Улисс боялся разговора с Эли. Но, сверх ожидания, она, почти не колеблясь, согласилась с его доводами. Скажем прямо: и здесь сердце взяло верх над рассудком. Эли, как и Улисс, хорошо помнила предостережение отца: не спешить. Но как часто улыбка или взгляд любимого человека заглушают голос рассудка. В устах Улисса доводы Чёрча казались такими убедительными, что Эли сразу согласилась.

– Если вы считаете, что можно приступать к опытам над людьми, действуйте. Вы сами должны решать. Что я понимаю в этом деле!

Улисс совсем не подозревал о чувствах Эли и принимал ее слова за мнение рассудительного человека. Одобрение Эли решило исход дела в пользу Чёрча. Тем более, что этого добивалась и Лайга.
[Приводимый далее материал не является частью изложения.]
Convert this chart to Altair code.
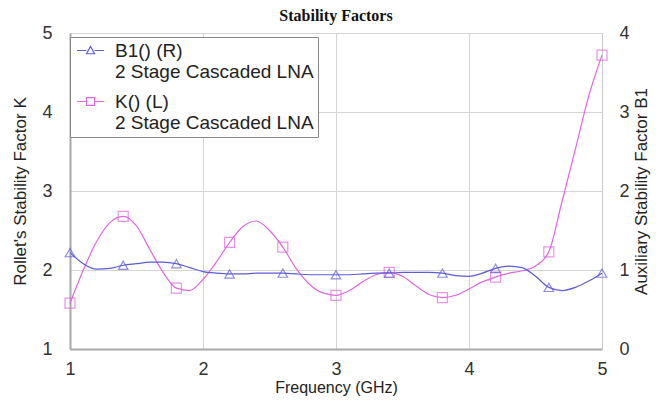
import altair as alt
import pandas as pd

freq = [1.0, 1.1, 1.2, 1.3, 1.4, 1.5, 1.6, 1.7, 1.8, 1.9,
        2.0, 2.1, 2.2, 2.3, 2.4, 2.5, 2.6, 2.7, 2.8, 2.9,
        3.0, 3.1, 3.2, 3.3, 3.4, 3.5, 3.6, 3.7, 3.8, 3.9,
        4.0, 4.1, 4.2, 4.3, 4.4, 4.5, 4.6, 4.7, 4.8, 4.9, 5.0]

k_vals = [1.58, 2.00, 2.36, 2.60, 2.68, 2.56, 2.26, 1.97, 1.77, 1.74,
          1.88, 2.10, 2.35, 2.55, 2.62, 2.50, 2.29, 2.02, 1.82, 1.71,
          1.68, 1.74, 1.85, 1.94, 1.97, 1.92, 1.80, 1.69, 1.65, 1.68,
          1.76, 1.85, 1.91, 1.96, 1.99, 2.05, 2.23, 2.87, 3.53, 4.20, 4.72]

b1_vals = [1.22, 1.08, 1.01, 1.02, 1.06, 1.08, 1.10, 1.10, 1.08, 1.03,
           0.98, 0.96, 0.95, 0.95, 0.96, 0.96, 0.96, 0.95, 0.94, 0.94,
           0.94, 0.94, 0.95, 0.96, 0.96, 0.97, 0.97, 0.97, 0.96, 0.93,
           0.92, 0.96, 1.02, 1.05, 1.03, 0.92, 0.78, 0.74, 0.78, 0.86, 0.96]

marker_freq = [1.0, 1.4, 1.8, 2.2, 2.6, 3.0, 3.4, 3.8, 4.2, 4.6, 5.0]

series_names = ["B1() (R)|2 Stage Cascaded LNA", "K() (L)|2 Stage Cascaded LNA"]

BLUE = "#5c5cd6"
PINK = "#e066e0"

df = pd.DataFrame({"freq": freq, "K": k_vals, "B1": b1_vals})
df["marker"] = df["freq"].isin(marker_freq)
dm = df[df["marker"]]
dleg = pd.DataFrame({"freq": [1.0, 1.0], "K": [1.58, 1.58], "series": series_names})

FONT = "Liberation Sans"

x_enc = alt.X("freq:Q", scale=alt.Scale(domain=[1, 5], nice=False),
              axis=alt.Axis(title="Frequency (GHz)", values=[1, 2, 3, 4, 5], format="d",
                            labelFontSize=18, labelFont=FONT, labelColor="#333",
                            labelFlush=False,
                            titleFont=FONT, titleFontSize=16, titleFontWeight="normal",
                            titleColor="#222", labelPadding=11, titlePadding=1,
                            ticks=False, grid=True, gridColor="#d4d4d4",
                            domainColor="#a8a8a8", domainWidth=2))

k_scale = alt.Scale(domain=[1, 5], nice=False, zero=False)
k_axis = alt.Axis(title="Rollet's Stability Factor K", values=[1, 2, 3, 4, 5], format="d",
                  labelFontSize=18, labelFont=FONT, labelColor="#333", labelFlush=False,
                  titleFont=FONT, titleFontSize=17, titleFontWeight="normal",
                  titleColor="#222", labelPadding=18, titlePadding=12,
                  ticks=False, grid=True, gridColor="#d4d4d4",
                  domainColor="#a8a8a8", domainWidth=2)

b_scale = alt.Scale(domain=[0, 4], nice=False, zero=False)
b_axis = alt.Axis(title="Auxiliary Stability Factor B1", orient="right", values=[0, 1, 2, 3, 4],
                  format="d", labelFlush=False,
                  labelFontSize=18, labelFont=FONT, labelColor="#333",
                  titleFont=FONT, titleFontSize=17, titleFontWeight="normal",
                  titleColor="#222", labelPadding=17, titlePadding=21, titleAngle=270,
                  ticks=False, grid=False, domainColor="#c8c8c8", domainWidth=1)

tri_path = "M-2,0L-0.6,0M0.6,0L2,0M-0.6,0.48L0,-0.6L0.6,0.48Z"
sq_path = "M-2,0L-0.6,0M0.6,0L2,0M-0.6,-0.56L0.6,-0.56L0.6,0.56L-0.6,0.56Z"

legend = alt.Legend(title=None, orient="none", legendX=0, legendY=4,
                    labelExpr="split(datum.label, '|')",
                    labelFont=FONT, labelFontSize=19, labelColor="#222",
                    symbolSize=182, symbolOpacity=1, symbolStrokeWidth=1.2,
                    symbolOffset=7,
                    fillColor="white", strokeColor="#888", padding=4,
                    rowPadding=10, labelOffset=15, labelLimit=400)

k_line = alt.Chart(df).mark_line(color=PINK, strokeWidth=1.2, interpolate="monotone").encode(
    x=x_enc, y=alt.Y("K:Q", scale=k_scale, axis=k_axis))
k_pts = alt.Chart(dm).mark_point(shape="square", filled=False, color=PINK, size=100,
                                 strokeWidth=1.2).encode(
    x="freq:Q", y="K:Q")
leg = alt.Chart(dleg).mark_point(opacity=0, filled=False).encode(
    x="freq:Q", y="K:Q",
    color=alt.Color("series:N", scale=alt.Scale(domain=series_names, range=[BLUE, PINK]), legend=legend),
    shape=alt.Shape("series:N", scale=alt.Scale(domain=series_names, range=[tri_path, sq_path]), legend=legend))

b_line = alt.Chart(df).mark_line(color=BLUE, strokeWidth=1.2, interpolate="monotone").encode(
    x="freq:Q", y=alt.Y("B1:Q", scale=b_scale, axis=b_axis))
b_pts = alt.Chart(dm).mark_point(shape="triangle-up", filled=False, color=BLUE, size=90,
                                 strokeWidth=1.2).encode(
    x="freq:Q", y="B1:Q")

chart = alt.layer(
    alt.layer(k_line, k_pts, leg),
    alt.layer(b_line, b_pts),
).resolve_scale(y="independent").properties(
    width=532, height=316,
    title=alt.TitleParams("Stability Factors", font="Liberation Serif", fontSize=16,
                          fontWeight="bold", color="#111", anchor="middle", offset=0),
    autosize=alt.AutoSizeParams(type="none"),
    padding={"left": 62, "top": 25, "right": 53, "bottom": 49},
).configure_view(stroke="#c8c8c8", strokeWidth=1).configure(background="white")

chart.save("out.html", embed_options={"renderer": "svg", "actions": False})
Трижды заходил Чёрч к Улиссу, каждый раз предлагая все более высокую сумму гонорара. Когда он зашел четвертый раз, Улисс сказал:

– Я согласен.

Был заключен договор, по которому Хент получил от акционерного Общества покровительства талантам средства, необходимые для научной работы. Общество обязалось выплатить Хенту двести тысяч бульгенов гонорара за открытие, как только на одном ребенке будет доказана эффективность препарата, и по пятьдесят тысяч бульгенов за каждого следующего ребенка. Общество брало на себя музыкальное воспитание детей и, с согласия родителей, организацию их концертов. Особый пункт оговаривал ответственность Общества за здоровье детей и обязательство лечить их в случае возникновения какой-нибудь болезни от введения препарата. Был также пункт, строго обязывающий стороны хранить в абсолютной тайне научные работы Хента и его отношения с Обществом. Хент настоял также, чтобы в договоре был специальный пункт, дающий ему право не информировать акционеров и создателей Общества о научной стороне открытия и ходе дальнейших исследований. Таким образом, никто, кроме него, не мог воспользоваться препаратом.
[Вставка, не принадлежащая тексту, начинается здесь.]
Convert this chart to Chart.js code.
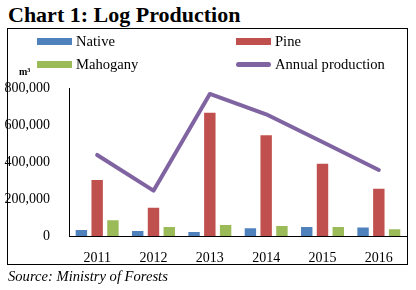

Чёрч долго, но безуспешно оспаривал этот пункт.

– Вы сами должны понимать, – убеждал он Улисса, – что мы, деловые люди, не сумеем, конечно, разобраться в сложных научных проблемах. Но нам небезынтересно знать, какими средствами вам удается достигнуть таких удивительных результатов. Я не вижу оснований, почему вы должны хранить это в тайне от двух-трех учредителей Общества, людей, столь заинтересованных в судьбе вашего открытия.

На это Улисс отвечал своими претензиями:

– По непонятным мне причинам вы настаиваете на том, чтобы никто не знал о наших взаимоотноше­ниях.
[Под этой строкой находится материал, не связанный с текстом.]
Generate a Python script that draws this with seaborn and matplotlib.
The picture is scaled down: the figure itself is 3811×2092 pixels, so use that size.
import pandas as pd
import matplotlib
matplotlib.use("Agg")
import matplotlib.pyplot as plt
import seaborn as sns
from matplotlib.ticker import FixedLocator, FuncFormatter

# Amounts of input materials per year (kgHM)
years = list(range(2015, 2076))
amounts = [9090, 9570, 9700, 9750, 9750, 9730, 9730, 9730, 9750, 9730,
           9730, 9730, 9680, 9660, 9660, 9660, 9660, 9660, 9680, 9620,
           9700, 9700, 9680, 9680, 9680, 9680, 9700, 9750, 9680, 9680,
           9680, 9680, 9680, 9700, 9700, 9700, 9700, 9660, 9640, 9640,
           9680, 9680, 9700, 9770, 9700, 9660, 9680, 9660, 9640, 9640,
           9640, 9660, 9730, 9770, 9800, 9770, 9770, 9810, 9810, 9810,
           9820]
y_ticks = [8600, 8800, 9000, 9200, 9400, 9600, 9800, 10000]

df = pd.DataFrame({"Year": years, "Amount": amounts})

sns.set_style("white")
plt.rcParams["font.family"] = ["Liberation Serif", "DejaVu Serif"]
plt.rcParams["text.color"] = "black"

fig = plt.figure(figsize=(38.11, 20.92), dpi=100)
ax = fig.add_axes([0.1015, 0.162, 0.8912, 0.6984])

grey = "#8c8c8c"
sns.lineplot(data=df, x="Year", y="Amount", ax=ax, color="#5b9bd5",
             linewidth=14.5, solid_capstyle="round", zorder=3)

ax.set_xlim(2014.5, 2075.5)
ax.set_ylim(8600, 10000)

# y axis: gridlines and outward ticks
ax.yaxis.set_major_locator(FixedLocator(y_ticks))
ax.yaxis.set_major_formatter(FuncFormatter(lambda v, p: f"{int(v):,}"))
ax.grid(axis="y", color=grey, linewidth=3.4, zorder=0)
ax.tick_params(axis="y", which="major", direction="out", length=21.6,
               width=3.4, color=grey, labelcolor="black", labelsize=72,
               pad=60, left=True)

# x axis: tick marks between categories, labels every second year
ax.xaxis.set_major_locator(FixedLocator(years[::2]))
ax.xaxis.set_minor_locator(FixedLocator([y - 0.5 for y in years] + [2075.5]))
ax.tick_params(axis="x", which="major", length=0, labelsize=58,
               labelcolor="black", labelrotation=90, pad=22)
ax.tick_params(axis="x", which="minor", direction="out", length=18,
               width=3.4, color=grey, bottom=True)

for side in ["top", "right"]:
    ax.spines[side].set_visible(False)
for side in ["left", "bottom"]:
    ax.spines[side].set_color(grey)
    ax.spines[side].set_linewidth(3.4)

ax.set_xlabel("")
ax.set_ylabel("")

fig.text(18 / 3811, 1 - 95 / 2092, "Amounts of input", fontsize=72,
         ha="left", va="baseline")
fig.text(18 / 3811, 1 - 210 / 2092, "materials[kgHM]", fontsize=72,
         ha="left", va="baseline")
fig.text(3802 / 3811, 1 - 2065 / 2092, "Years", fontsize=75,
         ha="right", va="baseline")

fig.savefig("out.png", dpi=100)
– Поверьте, у нас есть для этого веские основания, – говорил Чёрч. – Одно дело, когда широкая публика знает о том, что Общество покровительствует талантам. Это придает всему характер благородства, естественности, романтики. Другое дело, если широкая публика узнает, что дело связано с искусственным возбуждением талантов. Получится совсем иное. Поблекнет романтика, пойдут нежелательные толки, к вам хлынет стая репортеров, которая зальет потоком клеветы и вас и нас.

– Да. Я согласен с этим. Но у меня есть основания, по крайней мере, до определенной поры, никому не говорить о составе препарата. Исключение я сделал бы для ученых, фамилии которых готов назвать. Вот их список. С этими людьми я хотел бы посоветоваться.

Чёрч взял бумажку и ушел.

Спустя два часа он вернулся с этим списком и категорическим тоном заявил:

– Не может быть и речи. Мы, – я имею в виду учредителей Общества, – не верим в лояльность этих ученых.

– Тогда пусть это остается тайной для всех, – сказал Улисс. – Я никому ничего не скажу.

Обернувшись к сидевшей в кресле Лайге, он сказал:

– Все это я сделал для тебя.

– Ваша супруга достойна уважения, – заметил Чёрч. – Больше того, будь мое право, я назвал бы препарат ее именем – лайгамицин. Прекрасное название!

Лайга благодарно улыбнулась Чёрчу и выжидательно взглянула на мужа.

Необычайная суровость сковала лицо Улисса.

– Нет! – сказал он решительно. – Препарат, который должен сделать людей талантливыми и счастливыми, я назову милотицин.